WALKER v. TAFRALIAN
Court of Appeals of Texas (2003)
Facts
- Gary Earl Walker owned a commercial real estate company and entered into purchase contracts for three properties.
- In January 1999, Walker sought a loan from Dicron Tafralian to fund the purchase of the East Street property.
- Initially, Tafralian agreed to finance 80% of the purchase price, but later a new proposal was discussed, whereby Tafralian would finance all hard costs up to $150,000 and receive 1% interest per month, 25% of profits from the property, and an equal partnership in another project.
- The agreement required Walker to manage the East Street property without a fee and assume all risks.
- The closing for the East Street and a second property was set for April 30, 1999, but Walker delayed the second closing.
- Tafralian refused to provide financing for the East Street property after learning of this delay, leading Walker to purchase the property with cash.
- Tafralian sued Walker for breach of contract, and the jury found in favor of Tafralian.
- Walker subsequently moved for a judgment notwithstanding the verdict, which was denied, but the court modified the judgment to exclude prejudgment interest.
- The case was appealed.
Issue
- The issue was whether Tafralian could enforce the alleged breach of contract against Walker under the statute of frauds.
Holding — Cayce, C.J.
- The Court of Appeals of the State of Texas held that Tafralian could not recover on his breach of contract claims against Walker.
Rule
- An agreement must be in writing and signed to be enforceable if it is not to be performed within one year, and material modifications to such agreements also require written documentation to be enforceable.
Reasoning
- The court reasoned that the agreement between Walker and Tafralian fell under the statute of frauds because it included provisions that were not to be performed within one year and were not in writing and signed by Walker.
- The court noted that even though some elements of the agreement could be performed within a year, the key loan provision was for a two-year term.
- Since the agreement was not severable, and a material term concerning simultaneous closings was not documented in writing, Tafralian's claims were unenforceable.
- Additionally, Tafralian's assertion that Walker breached the agreement by failing to close simultaneously on both properties was also deemed unenforceable because it was a material modification that required a written agreement.

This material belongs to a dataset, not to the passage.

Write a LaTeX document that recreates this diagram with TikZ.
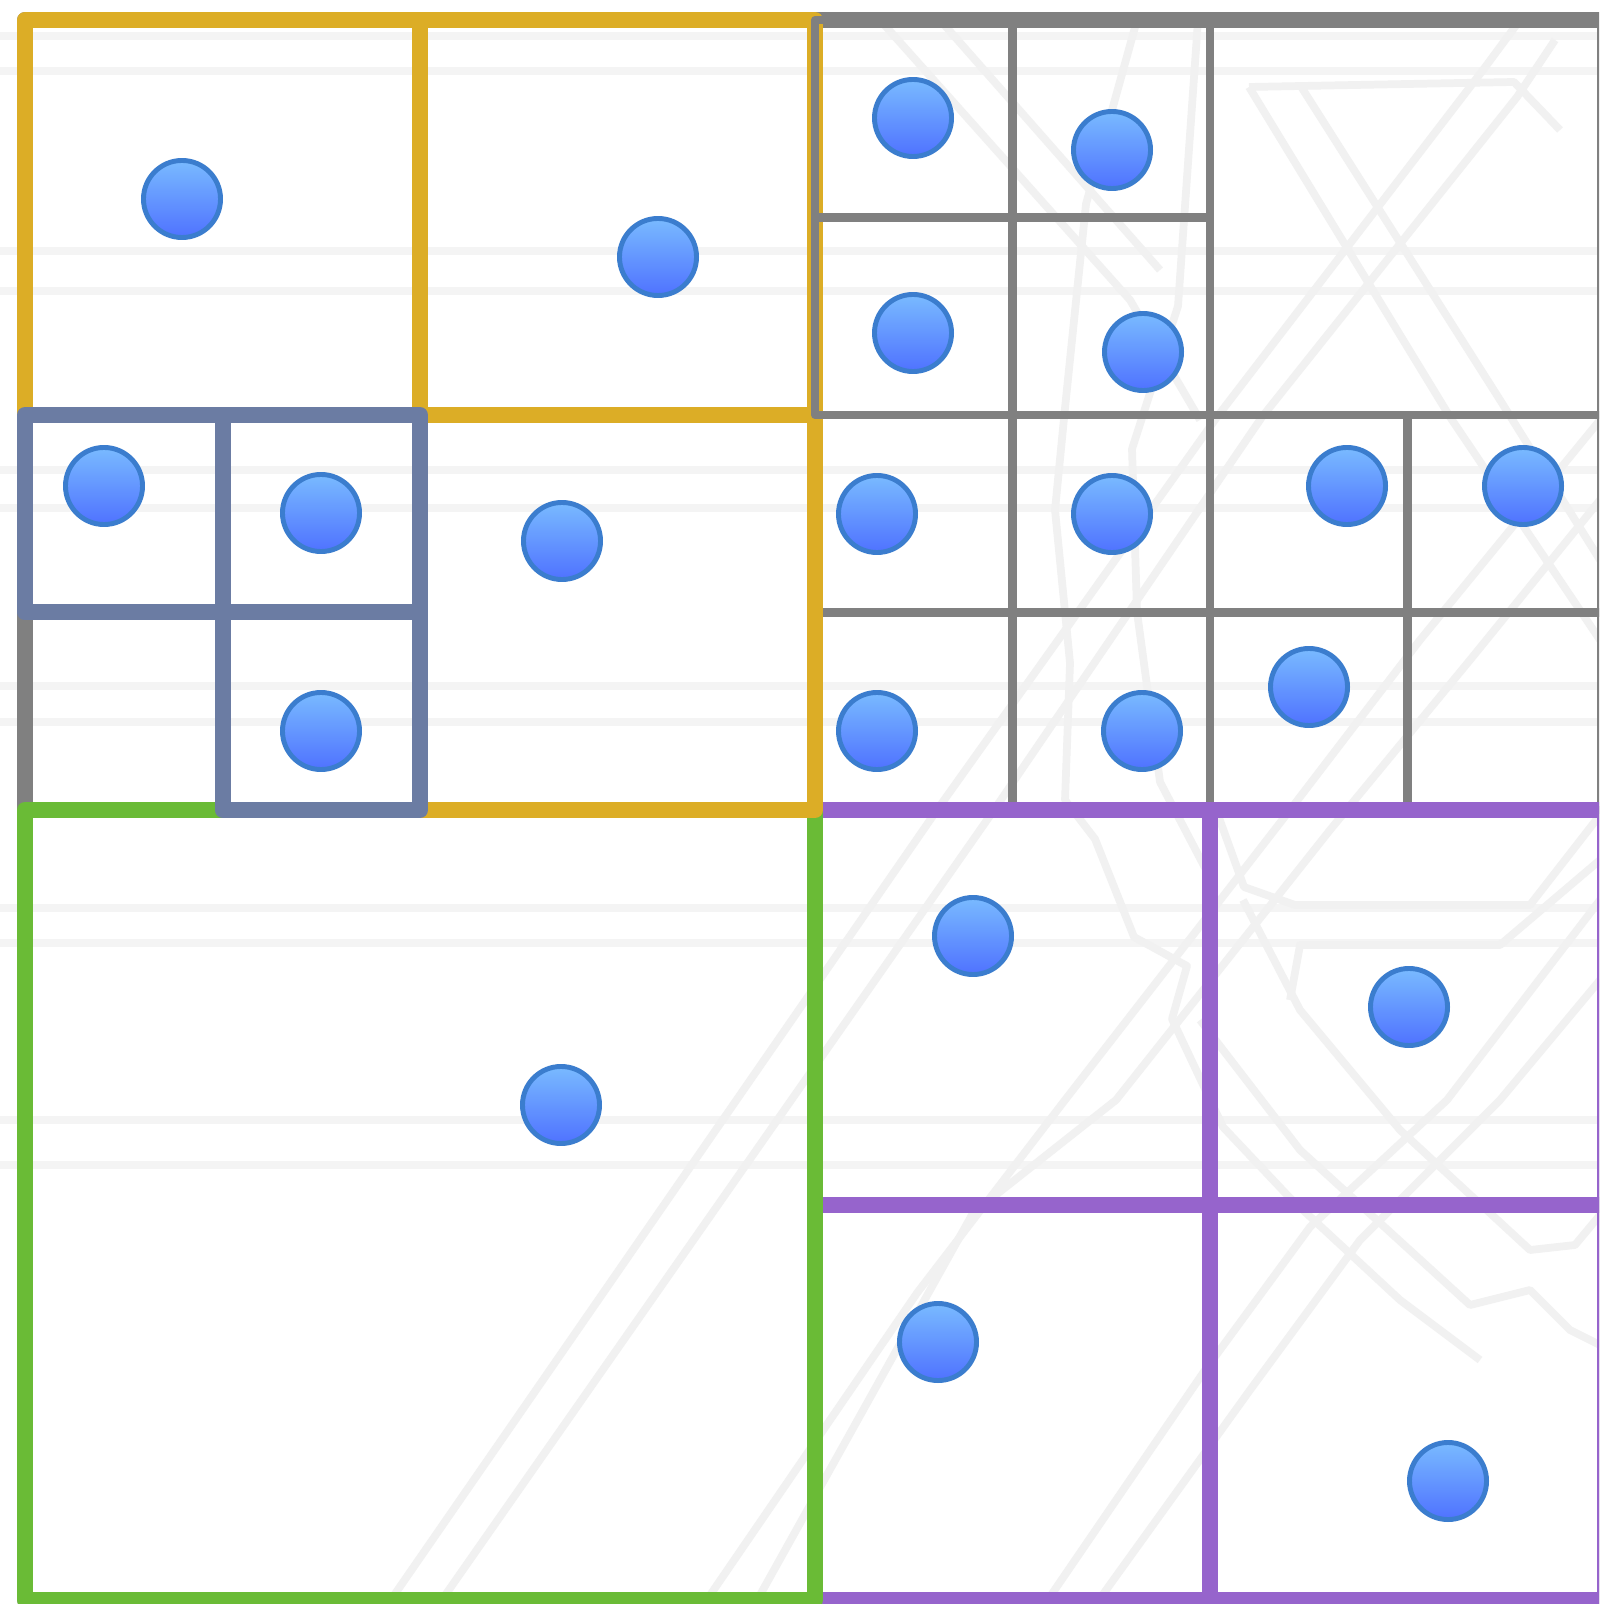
\documentclass[tikz,border=0pt]{standalone}
\usepackage{tikz}
\definecolor{rootgray}{HTML}{808080}
\definecolor{nwgold}{HTML}{DCAD26}
\definecolor{nwsub}{HTML}{6B7CA3}
\definecolor{swgreen}{HTML}{6ABB36}
\definecolor{sepurple}{HTML}{9664CC}
\definecolor{ptedge}{HTML}{3B7DCE}
\definecolor{pttop}{HTML}{79BAFF}
\definecolor{ptbot}{HTML}{4F72FF}
\definecolor{bgroad}{HTML}{F1F1F1}
\definecolor{bgrule}{HTML}{F4F4F4}
\tikzset{
  quad/.style    = {line width=4.55pt,line join=round},
  subquad/.style = {draw=rootgray,line width=2.3pt,line join=round},
  pt/.style      = {circle,draw=ptedge,line width=1.4pt,top color=pttop,
                    bottom color=ptbot,minimum size=7.7mm,inner sep=0pt},
  road/.style    = {draw=bgroad,line width=2.2pt,line join=round},
  rule/.style    = {draw=bgrule,line width=2.3pt},
}

\begin{document}
\begin{tikzpicture}[x=0.01cm,y=-0.01cm]
  \useasboundingbox (0,0) rectangle (1599,1604);
  \clip (0,0) rectangle (1599,1604);
  \fill[white] (0,0) rectangle (1599,1604);

  % Faint map behind the tree
  \foreach \y in {36,71,251,291,470,508,686,722,908,943,1120,1165}
    \draw[rule] (0,\y) -- (1599,\y);
  \draw[road] (388,1604) -- (937,810) -- (1217,417) -- (1483,70) -- (1520,20);
  \draw[road] (439,1604) -- (994,810) -- (1262,417) -- (1517,97) -- (1555,40);
  \draw[road] (704,1604) -- (917,1293) -- (1065,1100) -- (1290,810) -- (1420,640) -- (1600,420);
  \draw[road] (755,1604) -- (973,1213) -- (1116,1100) -- (1330,830) -- (1470,660) -- (1600,500);
  \draw[road] (1045,1604) -- (1203,1373) -- (1310,1227) -- (1447,1100) -- (1600,900);
  \draw[road] (1096,1604) -- (1250,1390) -- (1360,1240) -- (1500,1100) -- (1600,980);
  \draw[road] (1249,87) -- (1514,82) -- (1560,130);
  \draw[road] (1249,87) -- (1450,417) -- (1600,640);
  \draw[road] (1300,85) -- (1500,400) -- (1600,560);
  \draw[road] (880,20) -- (1130,300) -- (1200,420);
  \draw[road] (940,20) -- (1160,270);
  \draw[road] (1137,20) -- (1086,204) -- (1065,408) -- (1055,510) -- (1070,663)
              -- (1065,800) -- (1095,839) -- (1134,937) -- (1187,966) -- (1172,1019)
              -- (1223,1127) -- (1290,1198) -- (1400,1300) -- (1480,1360);
  \draw[road] (1198,20) -- (1178,306) -- (1132,449) -- (1137,612) -- (1160,782)
              -- (1214,885);
  \draw[road] (1218,815) -- (1244,887) -- (1295,905) -- (1530,905) -- (1600,815);
  \draw[road] (1290,1000) -- (1300,945) -- (1500,945) -- (1600,860);
  \draw[road] (1243,900) -- (1300,1010) -- (1400,1130) -- (1530,1250) -- (1575,1245)
              -- (1600,1215);
  \draw[road] (1200,1020) -- (1300,1150) -- (1470,1305) -- (1530,1290) -- (1570,1330)
              -- (1600,1345);

  % Root cell
  \draw[quad,draw=rootgray] (25,20) rectangle (1605,1600);

  % NE quadrant, lower half (gray)
  \draw[subquad] (815,415) rectangle (1605,810);
  \draw[subquad] (1210,20) -- (1210,810);
  \draw[subquad] (1012.5,415) -- (1012.5,810);
  \draw[subquad] (1407.5,415) -- (1407.5,810);
  \draw[subquad] (815,612.5) -- (1605,612.5);

  % SE quadrant
  \draw[quad,draw=sepurple] (815,810) rectangle (1605,1600);
  \draw[quad,draw=sepurple] (1210,810) -- (1210,1600);
  \draw[quad,draw=sepurple] (815,1205) -- (1605,1205);

  % SW quadrant
  \draw[quad,draw=swgreen] (25,810) rectangle (815,1600);

  % NW quadrant
  \draw[quad,draw=nwgold] (25,20) rectangle (420,415);
  \draw[quad,draw=nwgold] (420,20) rectangle (815,415);
  \draw[quad,draw=nwgold] (420,415) rectangle (815,810);

  % NE quadrant, upper left cell
  \draw[subquad] (815,20) rectangle (1210,415);
  \draw[subquad] (1012.5,20) -- (1012.5,415);
  \draw[subquad] (815,217.5) -- (1210,217.5);

  % NW-SW children
  \draw[quad,draw=nwsub] (25,415) rectangle (222.5,612.5);
  \draw[quad,draw=nwsub] (222.5,415) rectangle (420,612.5);
  \draw[quad,draw=nwsub] (222.5,612.5) rectangle (420,810);

  % Points
  \foreach \x/\y [count=\i] in {182/199, 658/257, 104/486, 321/513, 321/731,
                                562/541, 913/118, 1112/150, 913/333, 1143/352,
                                877/514, 1112/514, 1347/486, 1523/486, 877/731,
                                1142/731, 1309/687, 561/1105, 973/936, 1409/1007,
                                938/1342, 1448/1481}
    \node[pt] (p\i) at (\x,\y) {};
\end{tikzpicture}
\end{document}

- Thus, Tafralian could not recover damages for breach of this requirement or the overall agreement.
Deep Dive: How the Court Reached Its Decision
Introduction to the Court's Reasoning
The Court began its reasoning by asserting that the agreement between Walker and Tafralian was subject to the statute of frauds, which requires certain contracts to be in writing and signed to be enforceable. Specifically, the Court noted that the agreement at issue included provisions that could not be performed within one year. In this case, the key provision involved a loan that was to be repaid over a two-year term, which placed it within the statute's requirements. The Court emphasized that even though some aspects of the agreement could potentially be completed within a year, the overall contract's enforceability hinged on the two-year loan provision. Thus, the Court had to determine whether the essential terms of the agreement were documented in writing and signed by Walker, who was to be charged under the contract.
Analysis of Severability
The Court further analyzed whether the provisions of the agreement were severable. It concluded that the financing for the East Street property and the partnership in the Stemmons project were interdependent and not severable. The Court reasoned that the financing was crucial for proceeding with the East Street project, and the partnership offer in the Stemmons project was essentially an incentive for Tafralian to provide that financing. Because the provisions were intertwined, if one part of the agreement was unenforceable due to the statute of frauds, the entire contract would fall under the same rule. Therefore, the Court held that since the financing agreement was not in writing, the whole contract became unenforceable against Walker.
Material Modifications and Their Requirements
The Court also addressed Tafralian's argument regarding the simultaneous closing provision. Tafralian claimed that this provision was a material aspect of their agreement, but the Court found that it was not documented in any written form that Walker had signed. The Court stated that any oral modification to a written contract that falls under the statute of frauds must also be in writing to be enforceable, especially if the modification materially alters the original obligations. Since Tafralian asserted that the failure to close simultaneously excused his obligation to provide financing, the Court determined that this requirement was indeed material. Thus, because the simultaneous closing provision was not captured in a written agreement, it was deemed unenforceable.
Conclusion on Enforceability
In concluding its reasoning, the Court held that Tafralian could not enforce his breach of contract claims against Walker. The Court reversed the trial court's judgment, emphasizing that the essential terms of the agreement had not been met in writing as required by the statute of frauds. The Court reiterated that the intertwined nature of the agreements meant that if one aspect was unenforceable, the others were as well. Consequently, Tafralian's claims for damages based on the alleged breach of contract were invalidated. The Court's final judgment rendered that Tafralian take nothing on his claims against Walker, reinforcing the importance of adhering to statutory requirements in contract law.